Listing:
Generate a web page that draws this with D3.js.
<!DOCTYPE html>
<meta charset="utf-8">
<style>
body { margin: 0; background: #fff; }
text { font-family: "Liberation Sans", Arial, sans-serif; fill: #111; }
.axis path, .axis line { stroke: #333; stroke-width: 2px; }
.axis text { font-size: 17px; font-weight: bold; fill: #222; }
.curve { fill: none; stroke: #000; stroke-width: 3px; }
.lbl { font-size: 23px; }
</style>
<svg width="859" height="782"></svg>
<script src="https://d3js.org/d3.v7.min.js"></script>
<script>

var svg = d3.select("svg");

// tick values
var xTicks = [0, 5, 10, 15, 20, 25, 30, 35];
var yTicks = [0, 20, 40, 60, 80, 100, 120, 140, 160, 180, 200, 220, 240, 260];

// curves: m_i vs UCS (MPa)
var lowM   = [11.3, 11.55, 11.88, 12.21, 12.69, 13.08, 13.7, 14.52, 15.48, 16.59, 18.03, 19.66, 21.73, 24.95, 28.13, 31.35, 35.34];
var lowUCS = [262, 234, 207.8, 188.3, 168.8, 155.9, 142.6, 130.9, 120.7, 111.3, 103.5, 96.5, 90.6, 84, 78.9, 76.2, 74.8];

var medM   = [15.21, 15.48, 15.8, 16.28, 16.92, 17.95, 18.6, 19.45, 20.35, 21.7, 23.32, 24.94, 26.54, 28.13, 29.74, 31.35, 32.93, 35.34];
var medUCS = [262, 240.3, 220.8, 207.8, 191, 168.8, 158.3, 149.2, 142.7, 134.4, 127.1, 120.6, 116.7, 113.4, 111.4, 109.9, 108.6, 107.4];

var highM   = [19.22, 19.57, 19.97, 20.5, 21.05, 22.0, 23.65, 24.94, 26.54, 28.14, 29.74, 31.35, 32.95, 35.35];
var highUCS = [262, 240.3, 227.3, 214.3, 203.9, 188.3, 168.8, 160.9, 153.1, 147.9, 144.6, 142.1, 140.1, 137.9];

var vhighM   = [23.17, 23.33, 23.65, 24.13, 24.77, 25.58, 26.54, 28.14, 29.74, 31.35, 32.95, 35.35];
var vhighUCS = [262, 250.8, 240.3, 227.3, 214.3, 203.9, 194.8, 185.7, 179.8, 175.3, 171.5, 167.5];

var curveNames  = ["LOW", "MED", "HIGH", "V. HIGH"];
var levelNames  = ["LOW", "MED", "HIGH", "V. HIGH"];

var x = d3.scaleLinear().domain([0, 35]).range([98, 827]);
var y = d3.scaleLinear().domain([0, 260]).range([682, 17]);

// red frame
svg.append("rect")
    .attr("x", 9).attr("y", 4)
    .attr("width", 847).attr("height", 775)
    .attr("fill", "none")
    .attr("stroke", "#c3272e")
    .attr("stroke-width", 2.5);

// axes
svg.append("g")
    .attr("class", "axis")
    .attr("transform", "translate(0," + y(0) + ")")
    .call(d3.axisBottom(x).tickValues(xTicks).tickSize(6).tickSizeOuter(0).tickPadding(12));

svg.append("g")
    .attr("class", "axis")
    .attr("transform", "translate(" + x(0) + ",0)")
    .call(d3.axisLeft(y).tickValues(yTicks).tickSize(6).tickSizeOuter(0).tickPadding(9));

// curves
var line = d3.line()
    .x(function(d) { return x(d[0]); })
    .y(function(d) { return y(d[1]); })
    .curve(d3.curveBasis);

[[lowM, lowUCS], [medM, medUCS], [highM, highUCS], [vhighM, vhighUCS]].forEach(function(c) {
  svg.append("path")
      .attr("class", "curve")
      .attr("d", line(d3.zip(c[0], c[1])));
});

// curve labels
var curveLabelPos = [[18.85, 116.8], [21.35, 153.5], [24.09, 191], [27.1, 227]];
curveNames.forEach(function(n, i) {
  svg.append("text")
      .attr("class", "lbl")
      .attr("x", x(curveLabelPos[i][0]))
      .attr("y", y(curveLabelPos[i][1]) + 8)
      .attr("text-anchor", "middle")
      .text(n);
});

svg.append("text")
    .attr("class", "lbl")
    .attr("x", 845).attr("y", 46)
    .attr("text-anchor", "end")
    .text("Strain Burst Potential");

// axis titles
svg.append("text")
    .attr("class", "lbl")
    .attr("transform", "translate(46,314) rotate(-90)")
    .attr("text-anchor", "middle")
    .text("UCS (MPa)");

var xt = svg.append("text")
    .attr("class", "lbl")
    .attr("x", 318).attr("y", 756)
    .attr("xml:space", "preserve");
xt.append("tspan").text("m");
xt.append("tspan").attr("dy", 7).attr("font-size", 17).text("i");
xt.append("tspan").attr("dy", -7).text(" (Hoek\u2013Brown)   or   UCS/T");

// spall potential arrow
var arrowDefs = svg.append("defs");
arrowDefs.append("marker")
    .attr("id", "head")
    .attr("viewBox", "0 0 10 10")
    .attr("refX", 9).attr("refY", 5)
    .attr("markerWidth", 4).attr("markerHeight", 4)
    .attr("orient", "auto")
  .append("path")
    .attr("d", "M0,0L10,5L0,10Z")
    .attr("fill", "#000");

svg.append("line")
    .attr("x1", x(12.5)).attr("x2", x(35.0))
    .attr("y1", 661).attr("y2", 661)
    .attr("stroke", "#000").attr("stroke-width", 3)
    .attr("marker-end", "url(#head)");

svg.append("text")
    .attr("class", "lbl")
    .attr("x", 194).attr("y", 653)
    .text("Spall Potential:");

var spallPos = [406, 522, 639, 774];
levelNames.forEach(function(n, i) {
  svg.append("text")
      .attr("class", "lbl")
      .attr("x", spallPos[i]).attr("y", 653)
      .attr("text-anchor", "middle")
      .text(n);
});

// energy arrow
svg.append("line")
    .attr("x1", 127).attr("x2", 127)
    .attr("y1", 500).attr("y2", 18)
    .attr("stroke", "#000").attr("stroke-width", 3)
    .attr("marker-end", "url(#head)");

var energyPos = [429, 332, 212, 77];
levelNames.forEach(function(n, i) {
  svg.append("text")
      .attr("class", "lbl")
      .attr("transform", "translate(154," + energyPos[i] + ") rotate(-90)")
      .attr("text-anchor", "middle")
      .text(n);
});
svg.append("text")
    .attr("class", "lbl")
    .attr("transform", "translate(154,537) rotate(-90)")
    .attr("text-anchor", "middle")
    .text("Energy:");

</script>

* * *

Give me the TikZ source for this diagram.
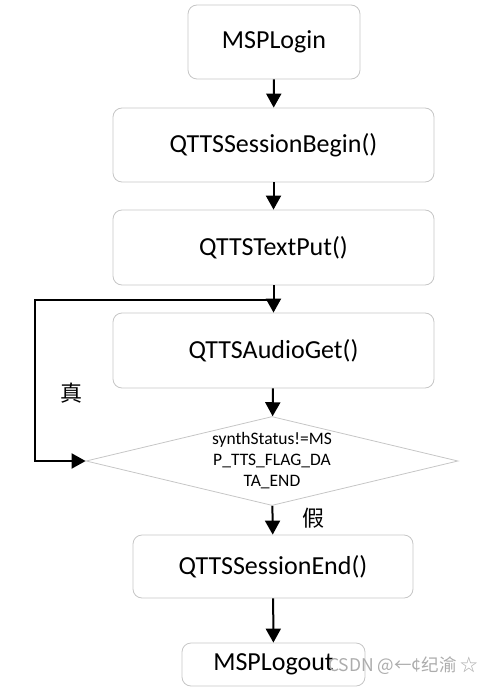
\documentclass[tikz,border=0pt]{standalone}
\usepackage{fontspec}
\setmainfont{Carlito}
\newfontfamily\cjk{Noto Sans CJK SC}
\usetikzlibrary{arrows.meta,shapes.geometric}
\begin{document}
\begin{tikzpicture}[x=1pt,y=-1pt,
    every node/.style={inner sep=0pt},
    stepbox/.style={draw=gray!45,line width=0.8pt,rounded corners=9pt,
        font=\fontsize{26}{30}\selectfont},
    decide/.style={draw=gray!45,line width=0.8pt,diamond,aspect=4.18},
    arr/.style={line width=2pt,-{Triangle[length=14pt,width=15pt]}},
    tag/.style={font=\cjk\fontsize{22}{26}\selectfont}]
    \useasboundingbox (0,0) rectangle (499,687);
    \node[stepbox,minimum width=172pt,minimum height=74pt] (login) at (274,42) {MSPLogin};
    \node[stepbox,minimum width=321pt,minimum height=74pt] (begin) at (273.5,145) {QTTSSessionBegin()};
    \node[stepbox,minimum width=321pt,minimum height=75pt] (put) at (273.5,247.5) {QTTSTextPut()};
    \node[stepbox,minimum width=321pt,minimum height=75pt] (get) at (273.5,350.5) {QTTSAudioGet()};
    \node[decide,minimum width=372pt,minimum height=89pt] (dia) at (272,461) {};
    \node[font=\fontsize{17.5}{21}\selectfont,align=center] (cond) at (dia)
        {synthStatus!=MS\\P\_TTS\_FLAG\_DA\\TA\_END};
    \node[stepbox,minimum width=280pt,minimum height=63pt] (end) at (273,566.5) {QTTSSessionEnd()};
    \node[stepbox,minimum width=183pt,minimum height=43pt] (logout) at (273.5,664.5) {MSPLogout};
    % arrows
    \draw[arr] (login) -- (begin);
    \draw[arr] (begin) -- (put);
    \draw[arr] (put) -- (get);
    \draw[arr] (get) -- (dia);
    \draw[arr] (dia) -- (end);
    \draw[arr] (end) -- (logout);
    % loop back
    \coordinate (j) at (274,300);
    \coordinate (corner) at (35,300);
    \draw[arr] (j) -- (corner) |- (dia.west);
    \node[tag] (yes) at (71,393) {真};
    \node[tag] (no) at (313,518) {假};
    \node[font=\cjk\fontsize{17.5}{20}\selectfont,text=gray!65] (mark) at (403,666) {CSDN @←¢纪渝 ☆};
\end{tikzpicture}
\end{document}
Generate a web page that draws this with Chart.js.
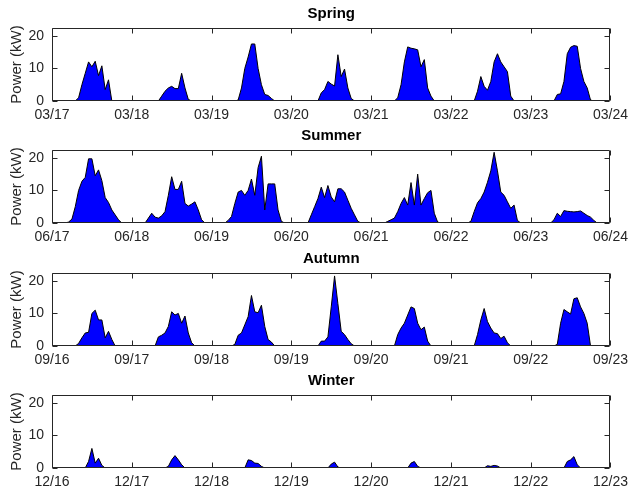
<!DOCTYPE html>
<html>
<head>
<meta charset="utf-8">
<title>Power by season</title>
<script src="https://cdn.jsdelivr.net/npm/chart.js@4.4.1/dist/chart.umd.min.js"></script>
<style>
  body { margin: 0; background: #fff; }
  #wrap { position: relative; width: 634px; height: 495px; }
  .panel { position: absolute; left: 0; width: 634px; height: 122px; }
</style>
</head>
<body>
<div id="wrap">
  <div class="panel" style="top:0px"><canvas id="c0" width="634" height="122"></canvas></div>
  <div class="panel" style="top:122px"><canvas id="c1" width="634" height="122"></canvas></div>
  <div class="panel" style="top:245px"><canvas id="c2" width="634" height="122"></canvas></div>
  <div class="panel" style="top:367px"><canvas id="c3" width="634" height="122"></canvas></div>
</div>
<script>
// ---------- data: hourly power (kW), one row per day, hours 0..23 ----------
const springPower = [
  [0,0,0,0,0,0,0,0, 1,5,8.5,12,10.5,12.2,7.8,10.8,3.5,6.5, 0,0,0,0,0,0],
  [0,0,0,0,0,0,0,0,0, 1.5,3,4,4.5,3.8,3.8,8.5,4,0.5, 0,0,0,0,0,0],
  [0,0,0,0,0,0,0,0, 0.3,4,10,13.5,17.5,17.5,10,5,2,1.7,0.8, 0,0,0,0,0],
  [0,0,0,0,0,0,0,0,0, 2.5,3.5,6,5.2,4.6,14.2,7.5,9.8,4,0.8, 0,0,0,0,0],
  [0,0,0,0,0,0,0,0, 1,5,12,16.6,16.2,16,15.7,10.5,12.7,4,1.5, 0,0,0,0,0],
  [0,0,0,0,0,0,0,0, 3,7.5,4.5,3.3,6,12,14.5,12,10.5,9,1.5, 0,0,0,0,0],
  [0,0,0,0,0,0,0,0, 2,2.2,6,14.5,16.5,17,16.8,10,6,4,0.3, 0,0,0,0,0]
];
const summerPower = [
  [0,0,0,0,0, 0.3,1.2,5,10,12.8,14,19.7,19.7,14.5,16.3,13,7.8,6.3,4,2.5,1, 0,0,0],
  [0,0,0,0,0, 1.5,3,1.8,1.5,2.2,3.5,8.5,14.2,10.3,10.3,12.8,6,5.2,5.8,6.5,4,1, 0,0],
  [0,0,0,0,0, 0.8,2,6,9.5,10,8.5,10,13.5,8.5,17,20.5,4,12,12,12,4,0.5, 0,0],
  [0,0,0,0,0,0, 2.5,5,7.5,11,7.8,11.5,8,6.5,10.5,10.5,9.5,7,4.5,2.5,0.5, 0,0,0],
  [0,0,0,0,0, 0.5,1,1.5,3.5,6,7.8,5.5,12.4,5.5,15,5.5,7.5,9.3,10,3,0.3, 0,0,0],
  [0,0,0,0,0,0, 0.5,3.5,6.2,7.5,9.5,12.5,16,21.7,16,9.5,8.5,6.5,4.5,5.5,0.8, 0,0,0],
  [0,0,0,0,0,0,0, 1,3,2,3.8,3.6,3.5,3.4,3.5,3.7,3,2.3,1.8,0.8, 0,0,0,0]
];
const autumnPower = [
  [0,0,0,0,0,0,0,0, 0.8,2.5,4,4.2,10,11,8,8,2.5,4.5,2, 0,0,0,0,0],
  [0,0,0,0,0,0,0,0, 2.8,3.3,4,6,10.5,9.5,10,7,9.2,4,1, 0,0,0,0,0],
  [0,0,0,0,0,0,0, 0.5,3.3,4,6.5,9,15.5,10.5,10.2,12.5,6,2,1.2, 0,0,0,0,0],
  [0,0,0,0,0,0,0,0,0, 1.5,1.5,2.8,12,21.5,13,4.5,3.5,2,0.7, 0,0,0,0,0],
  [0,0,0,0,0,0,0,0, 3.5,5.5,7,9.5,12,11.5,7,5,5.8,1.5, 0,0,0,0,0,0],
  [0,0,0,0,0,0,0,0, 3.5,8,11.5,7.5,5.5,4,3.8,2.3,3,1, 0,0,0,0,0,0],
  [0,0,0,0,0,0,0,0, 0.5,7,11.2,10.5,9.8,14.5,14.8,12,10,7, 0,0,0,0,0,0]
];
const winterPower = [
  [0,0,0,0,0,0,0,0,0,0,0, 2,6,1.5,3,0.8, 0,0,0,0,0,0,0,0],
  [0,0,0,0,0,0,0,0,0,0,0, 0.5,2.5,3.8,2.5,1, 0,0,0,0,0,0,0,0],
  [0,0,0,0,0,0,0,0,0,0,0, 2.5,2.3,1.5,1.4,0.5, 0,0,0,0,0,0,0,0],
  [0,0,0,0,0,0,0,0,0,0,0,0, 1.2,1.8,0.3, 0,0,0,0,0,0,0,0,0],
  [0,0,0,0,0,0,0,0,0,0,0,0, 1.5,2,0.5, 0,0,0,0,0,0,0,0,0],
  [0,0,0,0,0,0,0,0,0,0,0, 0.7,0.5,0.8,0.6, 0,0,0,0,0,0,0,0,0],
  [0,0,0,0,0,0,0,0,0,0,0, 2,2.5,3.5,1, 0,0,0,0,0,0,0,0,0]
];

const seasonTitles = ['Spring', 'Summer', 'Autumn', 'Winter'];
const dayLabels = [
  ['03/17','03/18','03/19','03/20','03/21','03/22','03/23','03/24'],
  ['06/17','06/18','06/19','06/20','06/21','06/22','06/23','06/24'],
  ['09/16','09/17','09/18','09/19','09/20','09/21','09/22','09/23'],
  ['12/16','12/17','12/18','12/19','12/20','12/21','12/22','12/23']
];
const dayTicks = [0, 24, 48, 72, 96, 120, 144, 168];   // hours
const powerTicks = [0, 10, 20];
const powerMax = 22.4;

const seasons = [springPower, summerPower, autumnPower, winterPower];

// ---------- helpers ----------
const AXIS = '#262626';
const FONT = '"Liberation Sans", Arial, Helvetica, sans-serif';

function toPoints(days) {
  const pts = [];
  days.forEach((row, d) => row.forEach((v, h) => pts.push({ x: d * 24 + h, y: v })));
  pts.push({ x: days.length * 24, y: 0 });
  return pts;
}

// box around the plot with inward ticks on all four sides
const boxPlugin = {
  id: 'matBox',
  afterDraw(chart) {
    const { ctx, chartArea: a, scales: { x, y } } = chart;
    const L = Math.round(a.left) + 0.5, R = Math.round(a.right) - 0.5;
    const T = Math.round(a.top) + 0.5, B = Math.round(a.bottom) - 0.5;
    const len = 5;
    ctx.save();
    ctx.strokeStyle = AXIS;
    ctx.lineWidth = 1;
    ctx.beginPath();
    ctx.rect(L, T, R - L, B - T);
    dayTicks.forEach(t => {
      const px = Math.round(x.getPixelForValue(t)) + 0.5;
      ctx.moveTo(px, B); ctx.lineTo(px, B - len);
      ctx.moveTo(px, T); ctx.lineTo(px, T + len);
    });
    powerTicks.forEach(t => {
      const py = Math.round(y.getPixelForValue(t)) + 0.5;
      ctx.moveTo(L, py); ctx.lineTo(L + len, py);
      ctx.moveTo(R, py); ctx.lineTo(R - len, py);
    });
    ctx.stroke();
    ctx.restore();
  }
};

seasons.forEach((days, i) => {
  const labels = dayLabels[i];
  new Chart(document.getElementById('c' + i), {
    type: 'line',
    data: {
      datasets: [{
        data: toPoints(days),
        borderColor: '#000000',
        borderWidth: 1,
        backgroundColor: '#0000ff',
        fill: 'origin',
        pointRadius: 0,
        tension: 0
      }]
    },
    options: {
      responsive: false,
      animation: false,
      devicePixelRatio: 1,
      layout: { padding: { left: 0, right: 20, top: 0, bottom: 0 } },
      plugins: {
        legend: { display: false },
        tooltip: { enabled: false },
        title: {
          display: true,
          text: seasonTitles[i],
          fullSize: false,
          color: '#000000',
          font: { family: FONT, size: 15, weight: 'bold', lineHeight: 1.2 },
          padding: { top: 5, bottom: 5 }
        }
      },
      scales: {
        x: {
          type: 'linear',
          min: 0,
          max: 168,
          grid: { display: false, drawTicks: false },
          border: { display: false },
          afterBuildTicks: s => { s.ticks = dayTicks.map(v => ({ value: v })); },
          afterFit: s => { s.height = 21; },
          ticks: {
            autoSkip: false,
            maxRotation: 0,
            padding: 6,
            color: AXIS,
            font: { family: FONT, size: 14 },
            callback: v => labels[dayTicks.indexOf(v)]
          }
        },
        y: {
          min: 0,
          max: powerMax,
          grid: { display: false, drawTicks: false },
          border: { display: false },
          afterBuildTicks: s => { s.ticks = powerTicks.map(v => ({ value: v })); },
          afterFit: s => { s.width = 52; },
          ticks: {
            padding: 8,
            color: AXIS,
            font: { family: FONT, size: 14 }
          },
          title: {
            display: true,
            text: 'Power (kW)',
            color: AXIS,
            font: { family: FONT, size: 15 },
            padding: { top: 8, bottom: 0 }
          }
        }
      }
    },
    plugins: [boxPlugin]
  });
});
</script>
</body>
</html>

==

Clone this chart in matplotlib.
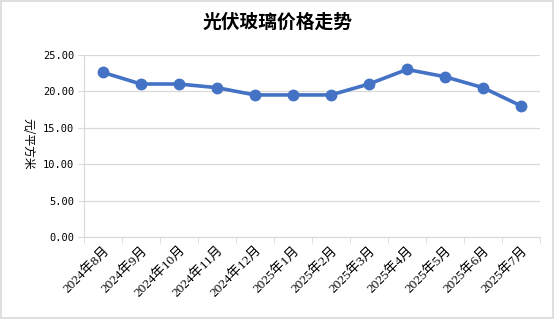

What to work on: Using the records given above, list every line that includes the word "this".

Answer below:
Generate a web page that draws this with D3.js.
Give me the TikZ source for this diagram.
Generate a web page that draws this with Chart.js.
Clone this chart in matplotlib.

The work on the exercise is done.